● **THE EXERCISE**: The lines from the top of the material through the line with "import plotly.graph_objects as go" are to be set down exactly. Leave the pictures out.

※ ※ ※

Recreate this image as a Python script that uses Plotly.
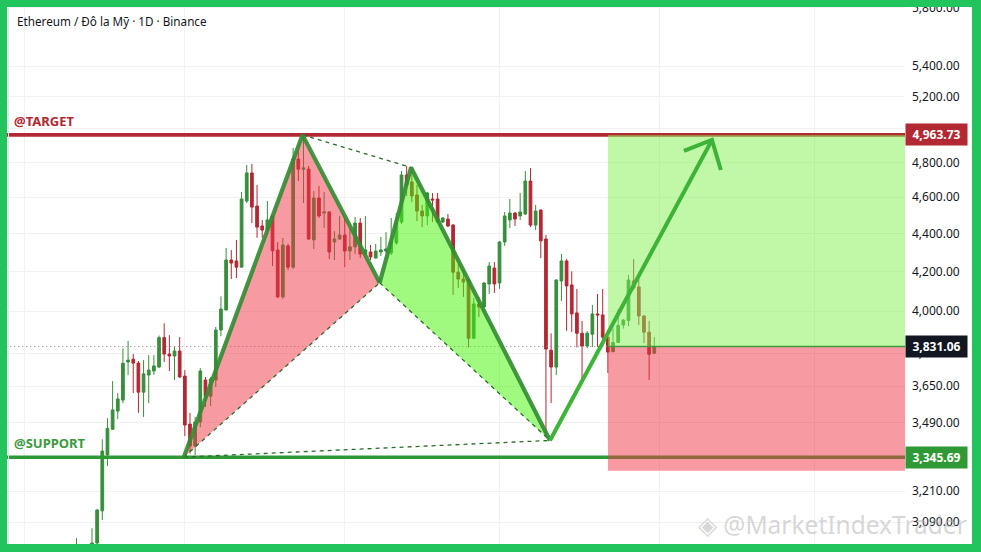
import math
import pandas as pd
import plotly.graph_objects as go

# ---------------- data ----------------
start_date = "2025-07-11"
opens = [2945, 2960, 2942, 2975, 3012, 3133, 3355, 3462, 3540, 3588,
         3759, 3772, 3754, 3623, 3700, 3718, 3736, 3873, 3796, 3787,
         3810, 3695, 3484, 3392, 3493, 3677, 3605, 3677, 3909, 4006,
         4259, 4254, 4222, 4578, 4738, 4550, 4440, 4418, 4496, 4311,
         4071, 4333, 4222, 4819, 4760, 4760, 4365, 4595, 4511, 4517,
         4354, 4370, 4391, 4306, 4328, 4456, 4290, 4301, 4269, 4301,
         4306, 4296, 4349, 4462, 4726, 4686, 4612, 4522, 4495, 4589,
         4589, 4462, 4478, 4445, 4196, 4161, 4156, 3870, 4036, 4021,
         4136, 4217, 4141, 4354, 4473, 4511, 4495, 4506, 4691, 4445,
         4528, 4370, 3814, 3736, 4151, 4254, 4131, 3992, 3894, 3833,
         3889, 3987, 3982, 3875, 3807, 3850, 3933, 3955, 4151, 4121,
         3977, 3899, 3800]
highs = [3030, 2975, 2990, 3067, 3140, 3420, 3509, 3672, 3619, 3822,
         3857, 3796, 3764, 3768, 3791, 3791, 3883, 3942, 3885, 3833,
         3876, 3722, 3532, 3515, 3731, 3691, 3691, 3924, 4074, 4322,
         4311, 4365, 4629, 4784, 4790, 4669, 4473, 4578, 4500, 4354,
         4376, 4344, 4885, 4873, 4950, 4778, 4634, 4663, 4629, 4520,
         4413, 4495, 4484, 4434, 4489, 4484, 4495, 4338, 4344, 4381,
         4407, 4484, 4511, 4749, 4778, 4772, 4669, 4556, 4630, 4623,
         4623, 4489, 4506, 4451, 4238, 4207, 4160, 4066, 4071, 4145,
         4248, 4248, 4360, 4517, 4589, 4517, 4623, 4749, 4766, 4556,
         4530, 4392, 3893, 4160, 4290, 4264, 4200, 4111, 3953, 3904,
         4031, 4086, 4111, 3893, 3916, 4011, 3962, 4182, 4264, 4171,
         3980, 3953, 3876]
lows = [2900, 2910, 2925, 2960, 2990, 3098, 3310, 3459, 3506, 3575,
        3700, 3619, 3532, 3515, 3575, 3700, 3731, 3759, 3718, 3677,
        3686, 3433, 3360, 3354, 3471, 3558, 3562, 3646, 3880, 4006,
        4161, 4166, 4222, 4567, 4456, 4376, 4376, 4407, 4228, 4065,
        4061, 4207, 4212, 4692, 4567, 4365, 4317, 4484, 4429, 4264,
        4259, 4365, 4222, 4259, 4290, 4269, 4290, 4259, 4269, 4280,
        4296, 4285, 4338, 4451, 4606, 4572, 4467, 4434, 4445, 4462,
        4456, 4456, 4434, 4081, 4116, 4071, 3827, 3866, 3972, 3997,
        4086, 4091, 4111, 4333, 4429, 4440, 4473, 4500, 4434, 4418,
        4269, 3430, 3575, 3700, 4051, 3905, 3900, 3827, 3677, 3823,
        3829, 3829, 3829, 3709, 3805, 3848, 3916, 3928, 4105, 3933,
        3847, 3677, 3795]
closes = [2960, 2942, 2975, 3012, 3136, 3371, 3466, 3545, 3593, 3753,
          3768, 3754, 3623, 3705, 3722, 3741, 3873, 3796, 3787, 3810,
          3691, 3480, 3392, 3493, 3718, 3605, 3682, 3909, 4011, 4259,
          4243, 4222, 4589, 4738, 4544, 4434, 4418, 4473, 4307, 4071,
          4338, 4222, 4819, 4760, 4767, 4370, 4595, 4495, 4517, 4301,
          4370, 4391, 4306, 4328, 4456, 4290, 4312, 4275, 4306, 4312,
          4317, 4354, 4456, 4726, 4669, 4606, 4522, 4495, 4623, 4584,
          4462, 4484, 4440, 4196, 4161, 4146, 3870, 4036, 4021, 4141,
          4228, 4136, 4354, 4495, 4511, 4478, 4517, 4691, 4445, 4522,
          4360, 3819, 3736, 4156, 4254, 4126, 3987, 3894, 3833, 3894,
          3987, 3982, 3875, 3805, 3850, 3931, 3957, 4156, 4116, 3977,
          3899, 3795, 3831.06]

target_price = 4963.73
support_price = 3345.69
last_price = 3831.06
stop_price = 3291.0
box_start = "2025-10-22 00:30"
far_left = "2025-05-01"
far_right = "2026-02-28"

# harmonic pattern points X, A, B, C, D
pattern_dates = ["2025-07-31 19:12", "2025-08-23 19:12", "2025-09-07 18:29",
                 "2025-09-13 20:10", "2025-10-10 18:43"]
pattern_prices = [3346, 4963.73, 4142, 4770, 3415]
arrow_dates = ["2025-10-10 18:43", "2025-11-11 04:19"]
arrow_prices = [3415, 4933]
arrowhead_dates = ["2025-11-05 18:00", "2025-11-11 04:19", "2025-11-12 21:36"]
arrowhead_prices = [4867, 4933, 4755]

tick_values = [3090, 3210, 3490, 3650, 3800, 4000, 4200, 4400, 4600,
               4800, 5000, 5200, 5400, 5800]

title_text = "Ethereum / Đô la Mỹ · 1D · Binance"
watermark_text = "@MarketIndexTrader"

# ---------------- styles ----------------
GREEN_C = "#388e3c"
RED_C = "#b22833"
BORDER = "#22c45d"
EDGE = "rgba(52,140,52,0.92)"
DASH = "#2d6a2d"
FONT = "Noto Sans"

dates = pd.date_range(start_date, periods=len(opens), freq="D")
X, A, B, C, D = range(5)
pd_ = pattern_dates
pp = pattern_prices

fig = go.Figure()

def line(xs, ys, color, width, dash=None):
    fig.add_trace(go.Scatter(x=xs, y=ys, mode="lines", hoverinfo="skip",
                             line=dict(color=color, width=width, dash=dash)))

def poly(xs, ys, color):
    fig.add_trace(go.Scatter(x=xs, y=ys, mode="lines", fill="toself",
                             fillcolor=color, line=dict(width=0),
                             hoverinfo="skip"))

# horizontal levels (below the zone boxes)
line([far_left, far_right], [support_price, support_price], "#2f9a35", 3.6)
line([far_left, far_right], [target_price, target_price], RED_C, 3.6)
line([far_left, far_right], [last_price, last_price], "#8c8c8c", 1, "1px,3px")

# position zones
poly([box_start, far_right, far_right, box_start, box_start],
     [last_price, last_price, target_price, target_price, last_price],
     "rgba(130,242,80,0.5)")
poly([box_start, far_right, far_right, box_start, box_start],
     [stop_price, stop_price, last_price, last_price, stop_price],
     "rgba(242,54,69,0.5)")
line([box_start, far_right], [last_price, last_price], "#3c9a3c", 1.5)

# pattern fills
poly([pd_[X], pd_[A], pd_[B], pd_[X]], [pp[X], pp[A], pp[B], pp[X]],
     "rgba(242,54,69,0.5)")
poly([pd_[B], pd_[C], pd_[D], pd_[B]], [pp[B], pp[C], pp[D], pp[B]],
     "rgba(70,245,10,0.52)")

# candles
fig.add_trace(go.Candlestick(
    x=dates, open=opens, high=highs, low=lows, close=closes,
    increasing=dict(line=dict(color=GREEN_C, width=1), fillcolor=GREEN_C),
    decreasing=dict(line=dict(color=RED_C, width=1), fillcolor=RED_C),
    hoverinfo="skip"))

# dashed pattern legs
for i, j in [(X, B), (B, D), (A, C), (X, D)]:
    line([pd_[i], pd_[j]], [pp[i], pp[j]], DASH, 1.3, "4px,4px")

# thick legs
line([pd_[X], pd_[A], pd_[B]], [pp[X], pp[A], pp[B]], EDGE, 4.2)
line([pd_[B], pd_[C], pd_[D]], [pp[B], pp[C], pp[D]], EDGE, 4.2)

# projection arrow
line(arrow_dates, arrow_prices, "#3db338", 4)
line(arrowhead_dates, arrowhead_prices, "#3db338", 4)

# ---------------- layout ----------------
W, H = 981, 552
ML, MR = 0, 76
PW = W - ML - MR

fig.update_layout(
    width=W, height=H,
    margin=dict(l=ML, r=MR, t=0, b=0),
    paper_bgcolor="white", plot_bgcolor="white",
    showlegend=False, boxgap=0.25,
    font=dict(family=FONT, size=12, color="#131722"),
    xaxis=dict(type="date", range=["2025-06-26 04:05", "2025-12-18 14:24"],
               rangeslider=dict(visible=False), showgrid=True,
               gridcolor="#f1f1f1", tick0="2025-07-01", dtick="M1",
               showticklabels=False, ticks="", zeroline=False,
               showline=False, fixedrange=True),
    yaxis=dict(type="log", side="right", range=[3.47409, 3.76752],
               tickvals=tick_values, tickformat=",.2f", showgrid=True,
               gridcolor="#f1f1f1", ticks="", zeroline=False,
               showline=False, ticklabelstandoff=6,
               ticklabeloverflow="allow",
               tickfont=dict(family=FONT, size=12, color="#131722")),
)

def px_x(p):
    return (p - ML) / PW

def px_y(p):
    return (H - p) / H

# green frame
frame = [
    (-0.2, 1.3, px_y(7), 1.2),
    (-0.2, 1.3, -0.2, px_y(544)),
    (-0.2, px_x(7), -0.2, 1.2),
    (px_x(972), 1.3, -0.2, 1.2),
]
for x0, x1, y0, y1 in frame:
    fig.add_shape(type="rect", xref="paper", yref="paper", x0=x0, x1=x1,
                  y0=y0, y1=y1, fillcolor=BORDER, line=dict(width=0),
                  layer="above")
fig.add_shape(type="line", xref="paper", yref="paper", x0=px_x(8.5),
              x1=px_x(8.5), y0=px_y(8), y1=px_y(544),
              line=dict(color="#e3e5ea", width=1), layer="above")

# title
fig.add_annotation(text=title_text, xref="paper", yref="paper",
                   x=px_x(15), y=px_y(21), xanchor="left", yanchor="middle",
                   showarrow=False, font=dict(size=11.7, color="#131722"))

# level labels
fig.add_annotation(text="<b>@TARGET</b>", xref="paper", yref="y",
                   x=px_x(12), y=math.log10(target_price), xanchor="left",
                   yanchor="bottom", yshift=3, showarrow=False,
                   font=dict(size=13, color=RED_C))
fig.add_annotation(text="<b>@SUPPORT</b>", xref="paper", yref="y",
                   x=px_x(12), y=math.log10(support_price), xanchor="left",
                   yanchor="bottom", yshift=3, showarrow=False,
                   font=dict(size=13, color="#3a9a3e"))

# price tags on the axis
for val, bg in [(target_price, RED_C), (last_price, "#131722"),
                (support_price, "#2f9a35")]:
    fig.add_annotation(text="<b>{:,.2f}</b>".format(val), xref="paper",
                       yref="y", x=1, y=math.log10(val), xanchor="left",
                       yanchor="middle", showarrow=False, bgcolor=bg,
                       width=57, borderpad=2, align="center",
                       font=dict(size=12, color="white"))

# watermark
fig.add_annotation(text="◈ " + watermark_text, xref="paper", yref="paper",
                   x=px_x(696), y=px_y(524), xanchor="left", yanchor="middle",
                   showarrow=False,
                   font=dict(size=24.5, color="rgba(175,175,175,0.5)"))

fig.write_html("out.html", config={"displayModeBar": False},
               post_script="document.body.style.margin='0px';"
                           "document.body.style.overflow='hidden';")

※ ※ ※

● **THE COMPLETED TASK**:
Recreate this image as a Python script that uses Plotly.
import math
import pandas as pd
import plotly.graph_objects as go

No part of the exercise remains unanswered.